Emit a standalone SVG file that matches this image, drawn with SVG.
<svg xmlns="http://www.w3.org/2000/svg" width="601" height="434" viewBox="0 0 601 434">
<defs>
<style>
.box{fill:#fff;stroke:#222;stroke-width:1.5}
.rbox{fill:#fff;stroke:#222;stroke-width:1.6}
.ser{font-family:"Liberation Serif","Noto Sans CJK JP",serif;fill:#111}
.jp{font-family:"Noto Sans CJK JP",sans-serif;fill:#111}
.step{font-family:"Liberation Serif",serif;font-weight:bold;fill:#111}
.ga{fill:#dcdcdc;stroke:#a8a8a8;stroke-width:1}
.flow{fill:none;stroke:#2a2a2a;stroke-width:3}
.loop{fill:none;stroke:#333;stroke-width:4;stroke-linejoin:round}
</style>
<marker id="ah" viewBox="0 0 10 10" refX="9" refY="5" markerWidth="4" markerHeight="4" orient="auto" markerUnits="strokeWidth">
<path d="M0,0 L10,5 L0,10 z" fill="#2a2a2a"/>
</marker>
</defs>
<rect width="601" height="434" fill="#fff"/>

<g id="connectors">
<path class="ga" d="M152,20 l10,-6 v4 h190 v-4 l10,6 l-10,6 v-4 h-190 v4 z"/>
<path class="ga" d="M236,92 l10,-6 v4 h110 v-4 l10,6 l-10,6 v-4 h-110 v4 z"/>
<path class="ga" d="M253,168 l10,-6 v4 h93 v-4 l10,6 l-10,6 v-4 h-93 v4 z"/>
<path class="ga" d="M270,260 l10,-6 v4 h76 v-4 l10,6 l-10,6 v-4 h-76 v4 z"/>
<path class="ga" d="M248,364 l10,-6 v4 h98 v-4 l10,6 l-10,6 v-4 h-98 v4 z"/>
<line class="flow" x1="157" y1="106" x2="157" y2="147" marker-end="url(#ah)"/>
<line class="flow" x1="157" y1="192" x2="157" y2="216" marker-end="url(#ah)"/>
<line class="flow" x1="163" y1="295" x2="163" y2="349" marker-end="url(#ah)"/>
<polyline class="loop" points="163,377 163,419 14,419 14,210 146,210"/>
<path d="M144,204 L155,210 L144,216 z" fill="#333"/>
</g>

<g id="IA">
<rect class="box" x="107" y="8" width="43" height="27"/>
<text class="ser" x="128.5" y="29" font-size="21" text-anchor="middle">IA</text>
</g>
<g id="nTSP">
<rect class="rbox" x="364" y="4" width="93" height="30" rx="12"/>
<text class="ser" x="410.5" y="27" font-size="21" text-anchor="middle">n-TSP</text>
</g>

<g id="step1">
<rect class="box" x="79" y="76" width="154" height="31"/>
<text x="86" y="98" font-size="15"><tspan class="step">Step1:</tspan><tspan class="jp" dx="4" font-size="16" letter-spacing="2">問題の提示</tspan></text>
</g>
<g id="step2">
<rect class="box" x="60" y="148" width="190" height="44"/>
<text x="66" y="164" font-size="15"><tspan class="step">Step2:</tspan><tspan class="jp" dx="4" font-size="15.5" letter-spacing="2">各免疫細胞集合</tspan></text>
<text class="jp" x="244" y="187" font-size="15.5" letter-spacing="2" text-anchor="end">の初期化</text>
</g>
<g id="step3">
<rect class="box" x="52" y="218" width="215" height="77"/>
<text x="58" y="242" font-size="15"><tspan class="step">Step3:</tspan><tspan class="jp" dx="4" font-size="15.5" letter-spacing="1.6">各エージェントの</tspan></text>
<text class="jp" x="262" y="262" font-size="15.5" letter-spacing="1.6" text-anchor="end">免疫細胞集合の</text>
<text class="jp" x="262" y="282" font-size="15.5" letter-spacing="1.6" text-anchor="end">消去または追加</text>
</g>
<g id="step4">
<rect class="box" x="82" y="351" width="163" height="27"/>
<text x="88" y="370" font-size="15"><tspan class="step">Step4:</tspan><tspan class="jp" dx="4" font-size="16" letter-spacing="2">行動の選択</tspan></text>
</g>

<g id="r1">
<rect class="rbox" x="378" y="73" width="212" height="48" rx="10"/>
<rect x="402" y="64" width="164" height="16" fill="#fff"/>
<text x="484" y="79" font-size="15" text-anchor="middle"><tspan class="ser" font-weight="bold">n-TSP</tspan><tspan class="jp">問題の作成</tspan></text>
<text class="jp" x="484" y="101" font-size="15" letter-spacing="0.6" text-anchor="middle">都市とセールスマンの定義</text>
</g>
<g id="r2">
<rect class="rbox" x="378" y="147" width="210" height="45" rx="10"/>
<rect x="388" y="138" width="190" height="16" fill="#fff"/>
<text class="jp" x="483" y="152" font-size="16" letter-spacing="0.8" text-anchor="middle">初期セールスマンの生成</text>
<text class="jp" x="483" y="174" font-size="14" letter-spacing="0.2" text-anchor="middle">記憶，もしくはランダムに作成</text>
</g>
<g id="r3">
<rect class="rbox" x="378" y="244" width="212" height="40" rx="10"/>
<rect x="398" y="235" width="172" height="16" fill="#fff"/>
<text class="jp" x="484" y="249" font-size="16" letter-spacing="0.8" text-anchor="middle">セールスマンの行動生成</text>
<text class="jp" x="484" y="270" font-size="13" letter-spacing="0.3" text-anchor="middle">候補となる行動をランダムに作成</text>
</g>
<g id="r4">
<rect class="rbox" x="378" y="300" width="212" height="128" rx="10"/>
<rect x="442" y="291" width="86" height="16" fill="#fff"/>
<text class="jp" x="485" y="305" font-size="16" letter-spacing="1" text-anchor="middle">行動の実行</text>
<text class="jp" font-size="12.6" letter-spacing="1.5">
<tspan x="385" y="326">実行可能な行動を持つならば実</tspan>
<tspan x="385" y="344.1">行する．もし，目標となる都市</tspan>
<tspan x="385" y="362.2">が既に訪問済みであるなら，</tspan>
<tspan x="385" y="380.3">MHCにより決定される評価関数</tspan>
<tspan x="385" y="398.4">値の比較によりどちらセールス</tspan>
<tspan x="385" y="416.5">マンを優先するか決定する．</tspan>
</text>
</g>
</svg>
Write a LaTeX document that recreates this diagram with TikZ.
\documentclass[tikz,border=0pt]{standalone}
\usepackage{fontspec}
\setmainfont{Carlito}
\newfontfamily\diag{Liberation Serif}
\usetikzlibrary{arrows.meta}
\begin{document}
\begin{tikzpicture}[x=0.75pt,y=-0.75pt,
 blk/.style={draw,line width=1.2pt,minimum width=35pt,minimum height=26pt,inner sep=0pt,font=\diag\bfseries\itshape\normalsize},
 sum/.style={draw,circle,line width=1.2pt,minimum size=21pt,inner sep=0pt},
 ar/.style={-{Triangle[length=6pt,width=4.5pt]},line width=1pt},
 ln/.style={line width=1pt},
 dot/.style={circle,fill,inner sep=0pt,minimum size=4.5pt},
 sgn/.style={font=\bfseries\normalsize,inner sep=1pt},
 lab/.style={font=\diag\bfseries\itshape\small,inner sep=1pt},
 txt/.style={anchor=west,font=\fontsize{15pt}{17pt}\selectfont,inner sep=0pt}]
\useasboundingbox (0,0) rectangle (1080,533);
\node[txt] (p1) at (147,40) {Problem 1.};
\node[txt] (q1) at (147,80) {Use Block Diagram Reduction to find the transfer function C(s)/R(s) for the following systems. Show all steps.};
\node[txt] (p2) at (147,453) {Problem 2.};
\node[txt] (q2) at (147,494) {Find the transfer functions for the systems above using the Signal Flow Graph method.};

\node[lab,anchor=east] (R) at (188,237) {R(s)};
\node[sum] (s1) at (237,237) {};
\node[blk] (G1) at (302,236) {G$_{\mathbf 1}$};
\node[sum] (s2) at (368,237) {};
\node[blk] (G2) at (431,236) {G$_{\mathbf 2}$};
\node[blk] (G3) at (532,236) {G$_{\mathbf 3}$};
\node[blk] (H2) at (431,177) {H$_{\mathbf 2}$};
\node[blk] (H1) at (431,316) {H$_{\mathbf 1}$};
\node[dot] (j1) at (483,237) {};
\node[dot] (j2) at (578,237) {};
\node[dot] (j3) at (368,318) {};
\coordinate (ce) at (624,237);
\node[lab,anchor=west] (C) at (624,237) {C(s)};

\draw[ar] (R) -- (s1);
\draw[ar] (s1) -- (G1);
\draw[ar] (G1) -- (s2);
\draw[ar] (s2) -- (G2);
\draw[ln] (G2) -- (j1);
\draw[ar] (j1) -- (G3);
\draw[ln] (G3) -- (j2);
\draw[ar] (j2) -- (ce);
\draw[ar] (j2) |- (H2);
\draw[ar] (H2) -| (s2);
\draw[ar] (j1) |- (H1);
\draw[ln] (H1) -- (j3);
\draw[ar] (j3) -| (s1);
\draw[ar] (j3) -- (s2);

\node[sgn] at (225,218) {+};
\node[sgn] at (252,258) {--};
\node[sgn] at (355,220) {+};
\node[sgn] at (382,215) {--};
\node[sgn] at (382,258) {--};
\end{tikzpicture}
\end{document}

[JOB]:
How many lines in the listing contain "standalone"? Answer with the number alone.

[SOLUTION TO THIS EXERCISE]:
2